Friday 4 January 2013

euclidean geometry - What is geometric representation of third norm?



I am master of artificial intelligence and trying to understand the concept
of q-norm in deeps.




Here is my question, I am as a machine learning engineer using q-norm as the distance between my prediction and actual happening value. In another word, this value is my measurement that shows have much is my prediction algorithm will predict close to the actual happening. I know that from a mathematician point of view in the formula for q-norm if we consider $q=1$ we will have Manhattan distance which will be the following distance between two points as a geometric representation.



Manhattan Distance geometric representation



The formula for this distance is the following:
$$
\text{Manhattan Distance}(X_{real},X_{prediction})=||X_{real}-X_{prediction}||_1= |x_{real, 1} - x_{prediction,1}|+|x_{real, 2} - x_{prediction,2}|+ \dots + |x_{real, n} - x_{prediction,n}|
$$




Also, if we consider $q=2$ the distance between our prediction and actual real happening value is called Euclidean distance. The following figure shows the geometric representation of this distance.



euclidean distance geometric representation



And as everybody knows this is the formula for Euclidean distance.



$$
\text{Euclidean Distance}(X_{real},X_{prediction})=||X_{real}-X_{prediction}||_{2}=\sqrt{ |x_{real, 1} - x_{prediction,1}|^2+|x_{real, 2} - x_{prediction,2}|^2+ \dots + |x_{real, n} - x_{prediction,n}|^2}
$$




Now my question is what is the geometric representation if I use $q=3$? I mean Manhattan distance is like counting the number of moves to the right and number of moves to the top and Euclidean distance is the length of the direct line between two point on the plot what is the third norm distance.


Answer



If you wanted to draw the 3-norm to your second picture for example it would be a line shorter than the straight line between the two points. And there is no neat geometric way to simply draw how much shorter it is. And it will only get smaller as q increases. That is because q-norm are non increasing with respect to q. Ultimately for $q \to \infty$ you will end up with $||.||_\infty$ which would be the max of the two segment $|p_x-q_x|=8$ here.
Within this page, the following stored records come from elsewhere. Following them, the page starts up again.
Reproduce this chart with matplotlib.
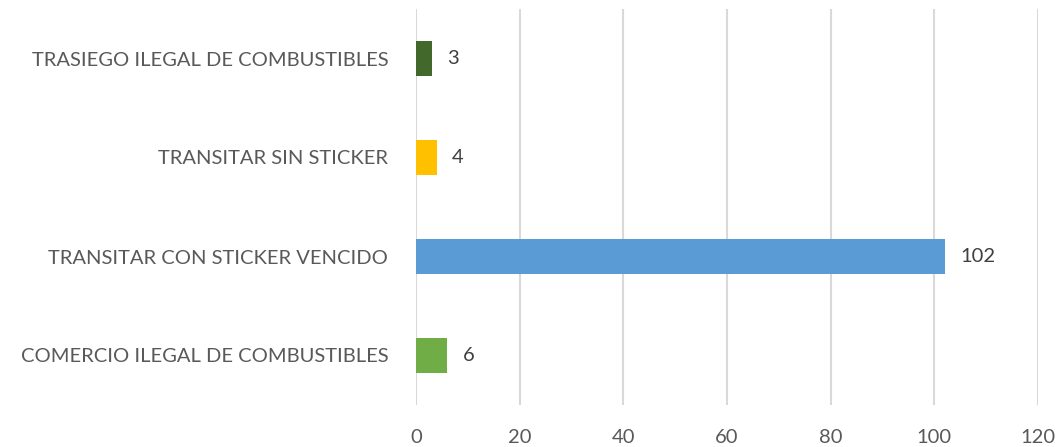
import matplotlib
matplotlib.use("Agg")
import matplotlib.pyplot as plt

categories = ["COMERCIO ILEGAL DE COMBUSTIBLES", "TRANSITAR CON STICKER VENCIDO",
              "TRANSITAR SIN STICKER", "TRASIEGO ILEGAL DE COMBUSTIBLES"]
values = [6, 102, 4, 3]
colors = ["#70AD47", "#5B9BD5", "#FFC000", "#43682B"]
xticks = [0, 20, 40, 60, 80, 100, 120]

plt.rcParams['font.family'] = ['Lato', 'DejaVu Sans']

fig = plt.figure(figsize=(10.61, 4.47), dpi=100)
ax = fig.add_axes([416/1061, 42/447, (1038-416)/1061, (405-9)/447])

ypos = list(range(len(categories)))
bars = ax.barh(ypos, values, height=0.36, color=colors, zorder=3)
for y, v in zip(ypos, values):
    ax.annotate(str(v), xy=(v, y), xytext=(11, 0), textcoords="offset points",
                va="center", ha="left", fontsize=14.5, color="#404040")

ax.set_xlim(0, 120)
ax.set_ylim(-0.5, len(categories) - 0.5)
ax.set_xticks(xticks)
ax.set_xticklabels([str(t) for t in xticks])
ax.set_yticks(ypos)
ax.set_yticklabels(categories)
ax.tick_params(axis="x", length=0, pad=17, labelsize=14.5, labelcolor="#595959")
ax.tick_params(axis="y", length=0, pad=20, labelsize=14.5, labelcolor="#595959")
ax.grid(axis="x", color="#D9D9D9", linewidth=1.5, zorder=0)
for s in ax.spines.values():
    s.set_visible(False)

fig.savefig("out.png", dpi=100)
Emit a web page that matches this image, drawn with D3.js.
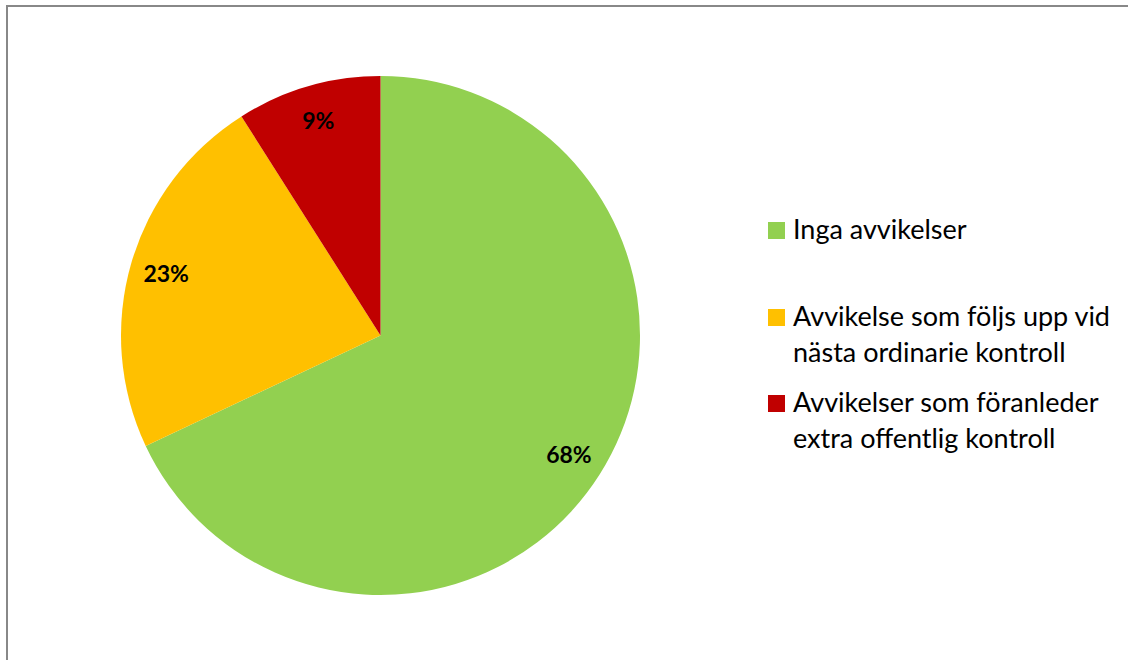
<!DOCTYPE html>
<html>
<head>
<meta charset="utf-8">
<script src="https://cdn.jsdelivr.net/npm/d3@7"></script>
<style>
  html, body { margin: 0; padding: 0; background: #fff; overflow: hidden; }
  svg { display: block; }
</style>
</head>
<body>
<svg id="chart" width="1128" height="660"></svg>
<script>
// Share of inspections by outcome
const categories = [
  "Inga avvikelser",
  "Avvikelse som följs upp vid nästa ordinarie kontroll",
  "Avvikelser som föranleder extra offentlig kontroll"
];
const values = [68, 23, 9];
const legendLines = [
  ["Inga avvikelser"],
  ["Avvikelse som följs upp vid", "nästa ordinarie kontroll"],
  ["Avvikelser som föranleder", "extra offentlig kontroll"]
];
const colors = ["#92D050", "#FFC000", "#C00000"];

const svg = d3.select("#chart");
const W = 1128, H = 660;
const font = "Lato, 'Open Sans', sans-serif";

// Chart area frame: only its top and left edges fall inside the view
svg.append("path")
  .attr("d", `M7,${H} V6 H${W}`)
  .attr("fill", "none")
  .attr("stroke", "#888").attr("stroke-width", 2);

const cx = 380.5, cy = 335.5, R = 259.5;

const color = d3.scaleOrdinal().domain(categories).range(colors);
const data = categories.map((c, i) => ({ cat: c, value: values[i] }));

const pie = d3.pie().value(d => d.value).sort(null);
const arcs = pie(data);
const arc = d3.arc().innerRadius(0).outerRadius(R);
const labelArc = d3.arc().innerRadius(R * 0.86).outerRadius(R * 0.86);

const g = svg.append("g").attr("transform", `translate(${cx},${cy})`);

g.selectAll("path.slice")
  .data(arcs)
  .join("path")
  .attr("class", "slice")
  .attr("d", arc)
  .attr("fill", d => color(d.data.cat));

const total = d3.sum(values);
g.selectAll("text.pct")
  .data(arcs)
  .join("text")
  .attr("class", "pct")
  .attr("transform", d => `translate(${labelArc.centroid(d)})`)
  .attr("text-anchor", "middle")
  .attr("dy", "0.36em")
  .attr("font-family", font)
  .attr("font-weight", "bold")
  .attr("font-size", 23)
  .attr("fill", "#000")
  .text(d => Math.round(d.data.value / total * 100) + "%");

// Legend
const legendX = 768, textX = 793, sq = 17;
const firstBaselines = [239, 326, 412];
const lineGap = 36;

const leg = svg.append("g");
categories.forEach((c, i) => {
  const base = firstBaselines[i];
  leg.append("rect")
    .attr("x", legendX).attr("y", base - 17)
    .attr("width", sq).attr("height", sq)
    .attr("fill", color(c));
  const t = leg.append("text")
    .attr("font-family", font)
    .attr("font-size", 27)
    .attr("fill", "#000");
  legendLines[i].forEach((line, j) => {
    t.append("tspan")
      .attr("x", textX)
      .attr("y", base + j * lineGap)
      .text(line);
  });
});
</script>
</body>
</html>
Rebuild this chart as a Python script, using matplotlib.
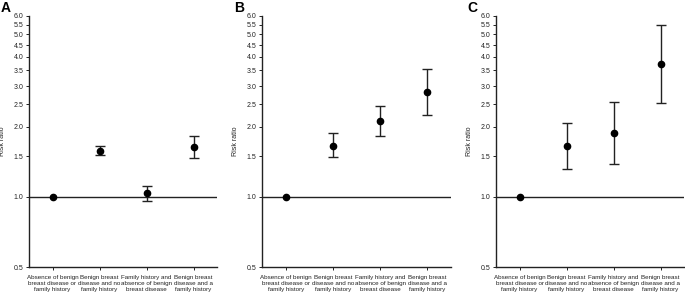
import matplotlib
matplotlib.use("Agg")
import matplotlib.pyplot as plt
from matplotlib.ticker import FixedLocator, FixedFormatter, NullLocator

plt.rcParams['font.family'] = ['Liberation Sans', 'DejaVu Sans']

categories = ["Absence of benign\nbreast disease or\nfamily history",
              "Benign breast\ndisease and no\nfamily history",
              "Family history and\nabsence of benign\nbreast disease",
              "Benign breast\ndisease and a\nfamily history"]
panels = ["A", "B", "C"]

# risk ratio, lower CI, upper CI for each panel
rr = [[1.00, 1.58, 1.04, 1.645],
      [1.00, 1.66, 2.12, 2.82],
      [1.00, 1.66, 1.88, 3.72]]
lo = [[1.00, 1.51, 0.96, 1.47],
      [1.00, 1.49, 1.82, 2.26],
      [1.00, 1.32, 1.38, 2.53]]
hi = [[1.00, 1.66, 1.12, 1.83],
      [1.00, 1.88, 2.46, 3.54],
      [1.00, 2.08, 2.56, 5.50]]

yticks = [0.5, 1.0, 1.5, 2.0, 2.5, 3.0, 3.5, 4.0, 4.5, 5.0, 5.5, 6.0]

fig = plt.figure(figsize=(6.85, 3.01), dpi=100)
lefts = [29, 262, 496]
widths = [188, 189, 188]
letter_x = [1, 234, 467]
dark = "#222222"

for i in range(3):
    ax = fig.add_axes([lefts[i] / 685, 1 - 267 / 301, widths[i] / 685, (267 - 16) / 301])
    x = [k + 0.5 for k in range(4)]
    yerr = [[r - l for r, l in zip(rr[i], lo[i])], [h - r for r, h in zip(rr[i], hi[i])]]
    ax.axhline(1.0, color=dark, lw=1.0, zorder=1)
    ax.errorbar(x[1:], rr[i][1:], yerr=[yerr[0][1:], yerr[1][1:]], fmt='o', color='black',
                ecolor=dark, elinewidth=1.0, capsize=3.5, capthick=1.0, markersize=4.5, zorder=3)
    ax.plot(x[0], rr[i][0], 'o', color='black', markersize=4.5, zorder=3)
    ax.set_yscale('log')
    ax.set_ylim(0.5, 6.0)
    ax.set_xlim(0, 4)
    ax.yaxis.set_major_locator(FixedLocator(yticks))
    ax.yaxis.set_major_formatter(FixedFormatter(["%.1f" % t for t in yticks]))
    ax.yaxis.set_minor_locator(NullLocator())
    ax.set_xticks(x)
    ax.set_xticklabels(categories, fontsize=4.5, linespacing=1.2)
    ax.tick_params(axis='y', labelsize=5.0, length=2, width=0.7, pad=2, colors=dark)
    ax.tick_params(axis='x', length=2, width=0.7, pad=4, colors=dark)
    for s in ['top', 'right']:
        ax.spines[s].set_visible(False)
    for s in ['left', 'bottom']:
        ax.spines[s].set_color(dark)
        ax.spines[s].set_linewidth(1.0)
    ax.set_ylabel("Risk ratio", fontsize=5.0, color=dark)
    ax.yaxis.set_label_coords(-0.12, 0.5)
    fig.text(letter_x[i] / 685, 1 - 1 / 301, panels[i], fontsize=10,
             fontweight='bold', va='top', ha='left')

fig.savefig("out.png", dpi=100)
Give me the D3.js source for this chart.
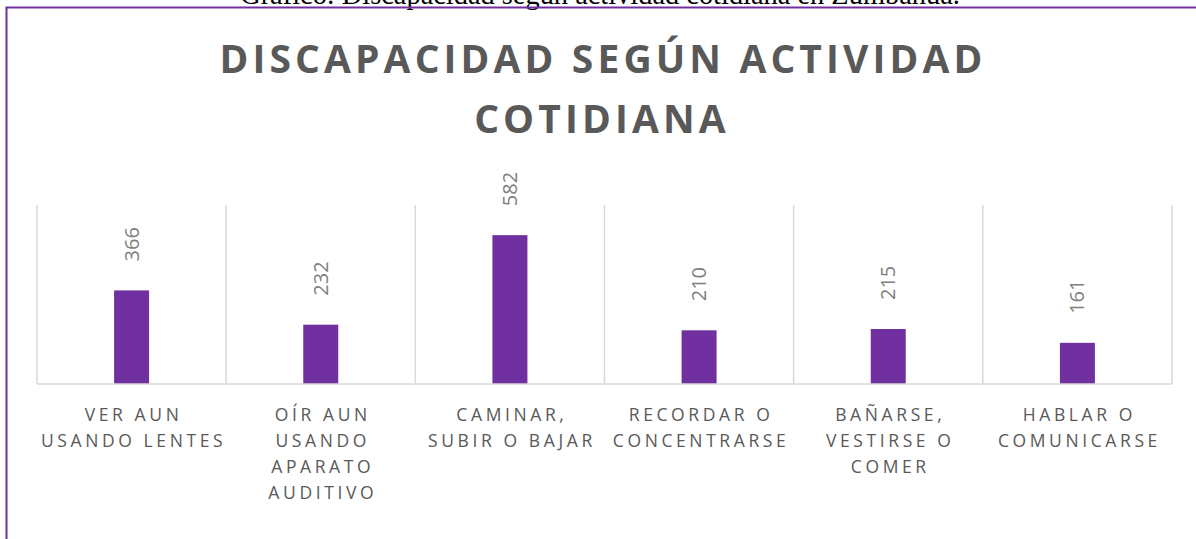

An interesting "machine learning"-wise interpretation is: As q increases the norm will give more importance to the coordinates (features) with the biggest differences. As q decreases the outlier become less and less important and the impact of each features is more balanced. This will greatly impact your optimum when you minimize the norm. For example, linear least square regression solution penalize a lot outliers and so would do any q-norm with $q\geq2$ compare to a 1-norm.